We try to run a job on the gpu of the Kalousis gpu on baobab. We are Kalousis’ student and have normally access to that partition.
squeue jobid NODELIST returns to following message:
(Nodes required for job are DOWN, DRAINED or reserved for jobs in higher priority partitions)
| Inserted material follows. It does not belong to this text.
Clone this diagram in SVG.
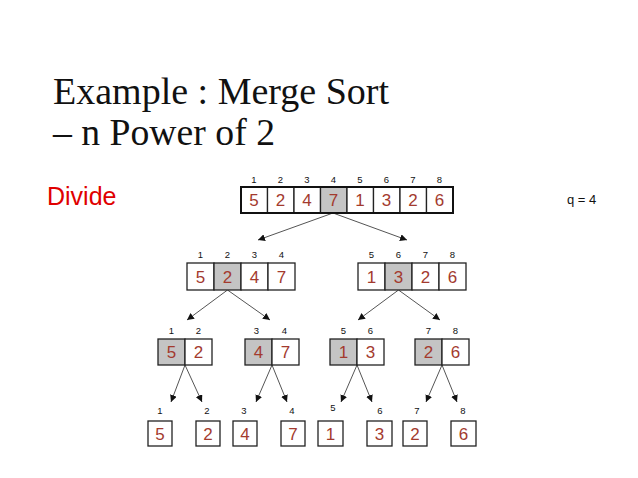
<svg xmlns="http://www.w3.org/2000/svg" width="638" height="478" viewBox="0 0 638 478">
<defs>
<style>
.cell{fill:#fff;stroke:#222;stroke-width:1.3}
.piv{fill:#c4c4c4;stroke:#222;stroke-width:1.3}
.num{font-family:"Liberation Sans",Arial,sans-serif;font-size:17px;fill:#a33a2e;text-anchor:middle}
.idx{font-family:"Liberation Sans",Arial,sans-serif;font-size:9.5px;fill:#111;text-anchor:middle}
.title{font-family:"Liberation Serif","Times New Roman",serif;font-size:37px;fill:#111}
.conn{stroke:#555;stroke-width:1;fill:none;marker-end:url(#ah)}
</style>
<marker id="ah" viewBox="0 0 10 10" refX="10" refY="5" markerWidth="7" markerHeight="7" markerUnits="userSpaceOnUse" orient="auto">
<path d="M0,0 L10,5 L0,10 z" fill="#111"/>
</marker>
</defs>
<rect width="638" height="478" fill="#fff"/>
<text class="title" x="53" y="104" textLength="336" lengthAdjust="spacingAndGlyphs">Example : Merge Sort</text>
<text class="title" x="53" y="145" textLength="222" lengthAdjust="spacingAndGlyphs">– n Power of 2</text>
<text x="47" y="205" font-family="Liberation Sans,Arial,sans-serif" font-size="25" fill="#e00000">Divide</text>
<text x="567" y="204" font-family="Liberation Sans,Arial,sans-serif" font-size="13" fill="#111">q = 4</text>

<g id="connectors">
<line class="conn" x1="333" y1="213" x2="258" y2="240"/>
<line class="conn" x1="333" y1="213" x2="407" y2="240"/>
<line class="conn" x1="227.5" y1="290" x2="187" y2="320"/>
<line class="conn" x1="227.5" y1="290" x2="270" y2="320"/>
<line class="conn" x1="398.5" y1="290" x2="358" y2="320"/>
<line class="conn" x1="398.5" y1="290" x2="440" y2="320"/>
<line class="conn" x1="185" y1="365" x2="171" y2="402"/>
<line class="conn" x1="185" y1="365" x2="202" y2="402"/>
<line class="conn" x1="272" y1="365" x2="256" y2="402"/>
<line class="conn" x1="272" y1="365" x2="287" y2="402"/>
<line class="conn" x1="357" y1="365" x2="341" y2="402"/>
<line class="conn" x1="357" y1="365" x2="372" y2="402"/>
<line class="conn" x1="442" y1="365" x2="426" y2="402"/>
<line class="conn" x1="442" y1="365" x2="457" y2="402"/>
</g>

<g id="node-top">
<rect class="cell" x="241" y="187" width="26.5" height="26"/>
<rect class="cell" x="267.5" y="187" width="26.5" height="26"/>
<rect class="cell" x="294" y="187" width="26.5" height="26"/>
<rect class="piv" x="320.5" y="187" width="26.5" height="26"/>
<rect class="cell" x="347" y="187" width="26.5" height="26"/>
<rect class="cell" x="373.5" y="187" width="26.5" height="26"/>
<rect class="cell" x="400" y="187" width="26.5" height="26"/>
<rect class="cell" x="426.5" y="187" width="26.5" height="26"/>
<rect x="241" y="187" width="212" height="26" fill="none" stroke="#111" stroke-width="2"/>
<text class="num" x="254" y="206">5</text><text class="num" x="280.5" y="206">2</text><text class="num" x="307" y="206">4</text><text class="num" x="333.5" y="206">7</text><text class="num" x="360" y="206">1</text><text class="num" x="386.5" y="206">3</text><text class="num" x="413" y="206">2</text><text class="num" x="439.5" y="206">6</text>
<text class="idx" x="254" y="183">1</text><text class="idx" x="280.5" y="183">2</text><text class="idx" x="307" y="183">3</text><text class="idx" x="333.5" y="183">4</text><text class="idx" x="360" y="183">5</text><text class="idx" x="386.5" y="183">6</text><text class="idx" x="413" y="183">7</text><text class="idx" x="439.5" y="183">8</text>
</g>

<g id="node-left4">
<rect class="cell" x="187" y="263" width="27" height="27"/>
<rect class="piv" x="214" y="263" width="27" height="27"/>
<rect class="cell" x="241" y="263" width="27" height="27"/>
<rect class="cell" x="268" y="263" width="27" height="27"/>
<text class="num" x="200.5" y="282.5">5</text><text class="num" x="227.5" y="282.5">2</text><text class="num" x="254.5" y="282.5">4</text><text class="num" x="281.5" y="282.5">7</text>
<text class="idx" x="200.5" y="258">1</text><text class="idx" x="227.5" y="258">2</text><text class="idx" x="254.5" y="258">3</text><text class="idx" x="281.5" y="258">4</text>
</g>

<g id="node-right4">
<rect class="cell" x="358" y="263" width="27" height="27"/>
<rect class="piv" x="385" y="263" width="27" height="27"/>
<rect class="cell" x="412" y="263" width="27" height="27"/>
<rect class="cell" x="439" y="263" width="27" height="27"/>
<text class="num" x="371.5" y="282.5">1</text><text class="num" x="398.5" y="282.5">3</text><text class="num" x="425.5" y="282.5">2</text><text class="num" x="452.5" y="282.5">6</text>
<text class="idx" x="371.5" y="258">5</text><text class="idx" x="398.5" y="258">6</text><text class="idx" x="425.5" y="258">7</text><text class="idx" x="452.5" y="258">8</text>
</g>

<g id="node-pair1">
<rect class="piv" x="158" y="339" width="27" height="26"/><rect class="cell" x="185" y="339" width="27" height="26"/>
<text class="num" x="171.5" y="358">5</text><text class="num" x="198.5" y="358">2</text>
<text class="idx" x="171.5" y="334">1</text><text class="idx" x="198.5" y="334">2</text>
</g>
<g id="node-pair2">
<rect class="piv" x="245" y="339" width="27" height="26"/><rect class="cell" x="272" y="339" width="27" height="26"/>
<text class="num" x="258.5" y="358">4</text><text class="num" x="285.5" y="358">7</text>
<text class="idx" x="256.5" y="334">3</text><text class="idx" x="284.5" y="334">4</text>
</g>
<g id="node-pair3">
<rect class="piv" x="330" y="339" width="27" height="26"/><rect class="cell" x="357" y="339" width="27" height="26"/>
<text class="num" x="343.5" y="358">1</text><text class="num" x="370.5" y="358">3</text>
<text class="idx" x="343.5" y="334">5</text><text class="idx" x="370.5" y="334">6</text>
</g>
<g id="node-pair4">
<rect class="piv" x="415" y="339" width="27" height="26"/><rect class="cell" x="442" y="339" width="27" height="26"/>
<text class="num" x="428.5" y="358">2</text><text class="num" x="455.5" y="358">6</text>
<text class="idx" x="428.5" y="334">7</text><text class="idx" x="455.5" y="334">8</text>
</g>

<g id="node-leaf1"><rect class="cell" x="148" y="421" width="24" height="25"/><text class="num" x="160" y="439.5">5</text><text class="idx" x="160" y="414">1</text></g>
<g id="node-leaf2"><rect class="cell" x="196" y="421" width="24" height="25"/><text class="num" x="208" y="439.5">2</text><text class="idx" x="207" y="414">2</text></g>
<g id="node-leaf3"><rect class="cell" x="233" y="421" width="24" height="25"/><text class="num" x="245" y="439.5">4</text><text class="idx" x="244" y="414">3</text></g>
<g id="node-leaf4"><rect class="cell" x="281" y="421" width="24" height="25"/><text class="num" x="293" y="439.5">7</text><text class="idx" x="292" y="414">4</text></g>
<g id="node-leaf5"><rect class="cell" x="318" y="421" width="25" height="25"/><text class="num" x="330.5" y="439.5">1</text><text class="idx" x="333" y="411">5</text></g>
<g id="node-leaf6"><rect class="cell" x="367" y="421" width="25" height="25"/><text class="num" x="379.5" y="439.5">3</text><text class="idx" x="380" y="414">6</text></g>
<g id="node-leaf7"><rect class="cell" x="403" y="421" width="24" height="25"/><text class="num" x="415" y="439.5">2</text><text class="idx" x="417" y="414">7</text></g>
<g id="node-leaf8"><rect class="cell" x="451" y="421" width="25" height="25"/><text class="num" x="463.5" y="439.5">6</text><text class="idx" x="463" y="414">8</text></g>
</svg>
The message is independent of the file we try to run.
Thanks for your help.
Yoann
Hi @Yoann.Boget
Root Cause:
You are trying to run a job using the private-kalousis-gpu
When you get this kind of message, you should check the availability of the partition used:
(baobab)-[toto@ login2 ~]$ sinfo -p private-kalousis-gpu
PARTITION AVAIL TIMELIMIT NODES STATE NODELIST
private-kalousis-gpu up 7-00:00:00 1 drain gpu008
You can see that the node is in the DRAIN state. This means that the node is out of production for a specific reason:
Use the -R option to have more informations:
(baobab)-[toto@login2 ~]$ sinfo -p private-kalousis-gpu -R
REASON USER TIMESTAMP NODELIST
health_BEEGFS: TCP c root 2022-09-12T10:48:03 gpu008
you might not understand the REASON but it’s okay. This information is for us.
Resolution:
The node need an Admin intervention. Just wait until the node is available again.